Written instruction
Below are entries. Give back exactly the lines from the one containing "Output the Python" through the one containing "ell_angle = [0, 0, 0, 0, -22]", inclusive, without the pictures.

Extracted data
++++++++
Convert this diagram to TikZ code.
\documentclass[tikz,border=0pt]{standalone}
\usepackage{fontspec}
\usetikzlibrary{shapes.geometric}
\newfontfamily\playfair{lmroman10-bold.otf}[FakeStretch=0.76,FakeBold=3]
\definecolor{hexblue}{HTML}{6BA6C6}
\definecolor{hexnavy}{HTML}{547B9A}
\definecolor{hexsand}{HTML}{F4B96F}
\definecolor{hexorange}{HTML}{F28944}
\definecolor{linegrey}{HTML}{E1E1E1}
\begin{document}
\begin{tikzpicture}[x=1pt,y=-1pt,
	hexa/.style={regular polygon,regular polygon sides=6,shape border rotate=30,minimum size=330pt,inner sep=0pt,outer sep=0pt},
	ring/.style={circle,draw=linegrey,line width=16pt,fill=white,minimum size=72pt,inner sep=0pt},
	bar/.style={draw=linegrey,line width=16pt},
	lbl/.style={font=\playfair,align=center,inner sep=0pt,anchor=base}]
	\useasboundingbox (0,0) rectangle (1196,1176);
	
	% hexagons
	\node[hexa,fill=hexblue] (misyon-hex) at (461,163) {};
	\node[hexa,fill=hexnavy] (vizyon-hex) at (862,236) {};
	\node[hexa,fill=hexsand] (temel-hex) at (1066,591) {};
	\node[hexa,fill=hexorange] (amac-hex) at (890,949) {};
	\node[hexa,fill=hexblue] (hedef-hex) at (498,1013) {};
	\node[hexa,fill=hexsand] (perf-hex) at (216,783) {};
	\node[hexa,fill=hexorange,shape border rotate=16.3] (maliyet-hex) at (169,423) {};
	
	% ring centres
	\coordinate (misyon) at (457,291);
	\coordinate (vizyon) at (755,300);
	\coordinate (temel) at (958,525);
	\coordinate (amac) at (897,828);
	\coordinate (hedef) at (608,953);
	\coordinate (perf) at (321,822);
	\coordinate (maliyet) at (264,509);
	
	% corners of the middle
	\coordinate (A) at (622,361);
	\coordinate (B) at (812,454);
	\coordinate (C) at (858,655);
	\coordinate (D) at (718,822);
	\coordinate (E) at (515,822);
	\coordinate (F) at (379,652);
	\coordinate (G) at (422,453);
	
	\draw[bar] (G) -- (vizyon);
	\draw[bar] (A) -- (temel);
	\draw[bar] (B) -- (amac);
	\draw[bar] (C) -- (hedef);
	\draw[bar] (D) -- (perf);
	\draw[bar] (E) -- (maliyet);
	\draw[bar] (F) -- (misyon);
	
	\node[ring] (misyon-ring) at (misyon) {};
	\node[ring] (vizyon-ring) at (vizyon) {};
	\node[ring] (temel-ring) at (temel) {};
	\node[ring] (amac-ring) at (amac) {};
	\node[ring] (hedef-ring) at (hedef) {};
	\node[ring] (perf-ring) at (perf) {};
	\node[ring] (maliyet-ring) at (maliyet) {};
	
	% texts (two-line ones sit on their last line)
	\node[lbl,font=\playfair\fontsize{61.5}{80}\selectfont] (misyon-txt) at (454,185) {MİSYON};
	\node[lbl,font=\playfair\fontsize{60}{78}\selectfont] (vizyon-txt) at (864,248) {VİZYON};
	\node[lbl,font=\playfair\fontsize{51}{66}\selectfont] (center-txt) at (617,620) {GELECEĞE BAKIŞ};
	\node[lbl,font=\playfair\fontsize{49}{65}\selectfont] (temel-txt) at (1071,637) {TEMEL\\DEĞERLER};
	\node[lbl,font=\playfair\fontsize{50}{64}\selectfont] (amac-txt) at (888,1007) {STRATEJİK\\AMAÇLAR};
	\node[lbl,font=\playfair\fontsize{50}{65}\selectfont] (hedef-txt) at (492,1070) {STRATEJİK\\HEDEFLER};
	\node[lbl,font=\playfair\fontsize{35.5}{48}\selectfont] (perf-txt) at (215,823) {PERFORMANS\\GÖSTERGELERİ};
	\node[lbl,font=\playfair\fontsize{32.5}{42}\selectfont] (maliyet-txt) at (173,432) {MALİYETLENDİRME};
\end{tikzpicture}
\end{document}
++++++++
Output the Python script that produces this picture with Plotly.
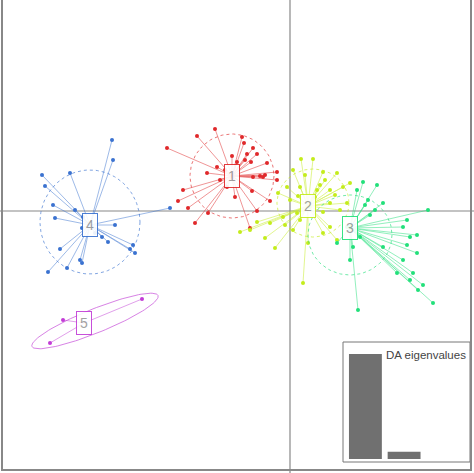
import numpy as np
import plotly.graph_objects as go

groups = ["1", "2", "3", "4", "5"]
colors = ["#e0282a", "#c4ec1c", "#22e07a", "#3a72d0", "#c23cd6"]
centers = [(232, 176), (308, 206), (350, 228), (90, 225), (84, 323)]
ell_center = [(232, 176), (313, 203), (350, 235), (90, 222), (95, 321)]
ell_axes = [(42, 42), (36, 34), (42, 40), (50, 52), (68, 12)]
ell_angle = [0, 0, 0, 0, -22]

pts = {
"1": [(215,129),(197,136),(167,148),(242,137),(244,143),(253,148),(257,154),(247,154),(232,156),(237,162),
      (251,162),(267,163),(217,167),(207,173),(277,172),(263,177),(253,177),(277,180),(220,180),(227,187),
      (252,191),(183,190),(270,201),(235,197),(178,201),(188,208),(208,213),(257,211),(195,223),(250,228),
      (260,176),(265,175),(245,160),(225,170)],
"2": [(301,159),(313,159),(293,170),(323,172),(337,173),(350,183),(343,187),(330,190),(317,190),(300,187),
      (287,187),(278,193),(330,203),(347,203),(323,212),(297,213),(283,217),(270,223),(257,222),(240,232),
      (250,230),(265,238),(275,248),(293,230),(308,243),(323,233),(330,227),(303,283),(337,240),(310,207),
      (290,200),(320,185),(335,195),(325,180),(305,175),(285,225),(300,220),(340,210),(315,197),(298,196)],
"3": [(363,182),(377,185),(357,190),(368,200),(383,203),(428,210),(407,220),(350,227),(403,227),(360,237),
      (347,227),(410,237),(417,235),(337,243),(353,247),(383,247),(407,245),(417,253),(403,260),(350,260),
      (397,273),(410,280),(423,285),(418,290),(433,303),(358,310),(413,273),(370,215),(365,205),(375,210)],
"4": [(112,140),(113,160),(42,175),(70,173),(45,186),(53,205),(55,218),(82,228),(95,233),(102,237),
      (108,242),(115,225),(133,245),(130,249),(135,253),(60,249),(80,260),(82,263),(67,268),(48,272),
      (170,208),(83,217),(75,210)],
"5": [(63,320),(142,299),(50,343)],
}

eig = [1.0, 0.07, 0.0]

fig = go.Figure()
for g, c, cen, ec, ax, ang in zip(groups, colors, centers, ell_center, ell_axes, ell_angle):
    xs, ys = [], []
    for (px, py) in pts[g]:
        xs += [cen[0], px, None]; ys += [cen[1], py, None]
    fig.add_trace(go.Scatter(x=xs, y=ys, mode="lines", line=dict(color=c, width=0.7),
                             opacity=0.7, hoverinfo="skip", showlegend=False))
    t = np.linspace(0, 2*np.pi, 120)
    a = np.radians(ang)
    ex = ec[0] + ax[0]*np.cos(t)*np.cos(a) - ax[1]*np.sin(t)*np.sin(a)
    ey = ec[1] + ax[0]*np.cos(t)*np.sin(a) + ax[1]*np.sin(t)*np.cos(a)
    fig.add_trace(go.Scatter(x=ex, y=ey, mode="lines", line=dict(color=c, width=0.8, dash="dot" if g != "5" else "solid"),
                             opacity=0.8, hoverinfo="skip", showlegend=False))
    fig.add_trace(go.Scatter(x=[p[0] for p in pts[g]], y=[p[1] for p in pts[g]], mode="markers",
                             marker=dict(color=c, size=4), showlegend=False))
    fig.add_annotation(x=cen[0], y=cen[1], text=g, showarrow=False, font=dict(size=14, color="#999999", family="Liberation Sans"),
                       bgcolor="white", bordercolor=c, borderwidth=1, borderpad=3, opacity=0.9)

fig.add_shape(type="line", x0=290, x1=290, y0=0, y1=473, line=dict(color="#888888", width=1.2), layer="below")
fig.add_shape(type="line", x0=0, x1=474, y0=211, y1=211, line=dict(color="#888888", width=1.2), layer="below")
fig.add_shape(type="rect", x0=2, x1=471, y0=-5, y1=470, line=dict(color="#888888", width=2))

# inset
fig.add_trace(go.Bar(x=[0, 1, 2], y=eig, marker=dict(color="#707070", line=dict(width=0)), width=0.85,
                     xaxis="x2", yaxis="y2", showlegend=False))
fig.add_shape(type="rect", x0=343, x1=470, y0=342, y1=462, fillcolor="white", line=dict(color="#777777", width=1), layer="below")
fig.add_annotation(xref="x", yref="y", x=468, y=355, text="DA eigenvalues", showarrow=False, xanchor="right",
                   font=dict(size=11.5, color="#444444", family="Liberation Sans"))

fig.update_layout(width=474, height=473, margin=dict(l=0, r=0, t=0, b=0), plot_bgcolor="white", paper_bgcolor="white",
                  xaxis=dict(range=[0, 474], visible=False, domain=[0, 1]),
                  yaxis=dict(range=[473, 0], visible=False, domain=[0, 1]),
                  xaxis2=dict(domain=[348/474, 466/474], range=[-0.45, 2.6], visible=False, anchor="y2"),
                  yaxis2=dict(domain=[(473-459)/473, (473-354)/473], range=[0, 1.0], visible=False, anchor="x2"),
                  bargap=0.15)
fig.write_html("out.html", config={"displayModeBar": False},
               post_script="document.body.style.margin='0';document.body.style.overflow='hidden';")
++++++++
Solution for this task
Output the Python script that produces this picture with Plotly.
import numpy as np
import plotly.graph_objects as go

groups = ["1", "2", "3", "4", "5"]
colors = ["#e0282a", "#c4ec1c", "#22e07a", "#3a72d0", "#c23cd6"]
centers = [(232, 176), (308, 206), (350, 228), (90, 225), (84, 323)]
ell_center = [(232, 176), (313, 203), (350, 235), (90, 222), (95, 321)]
ell_axes = [(42, 42), (36, 34), (42, 40), (50, 52), (68, 12)]
ell_angle = [0, 0, 0, 0, -22]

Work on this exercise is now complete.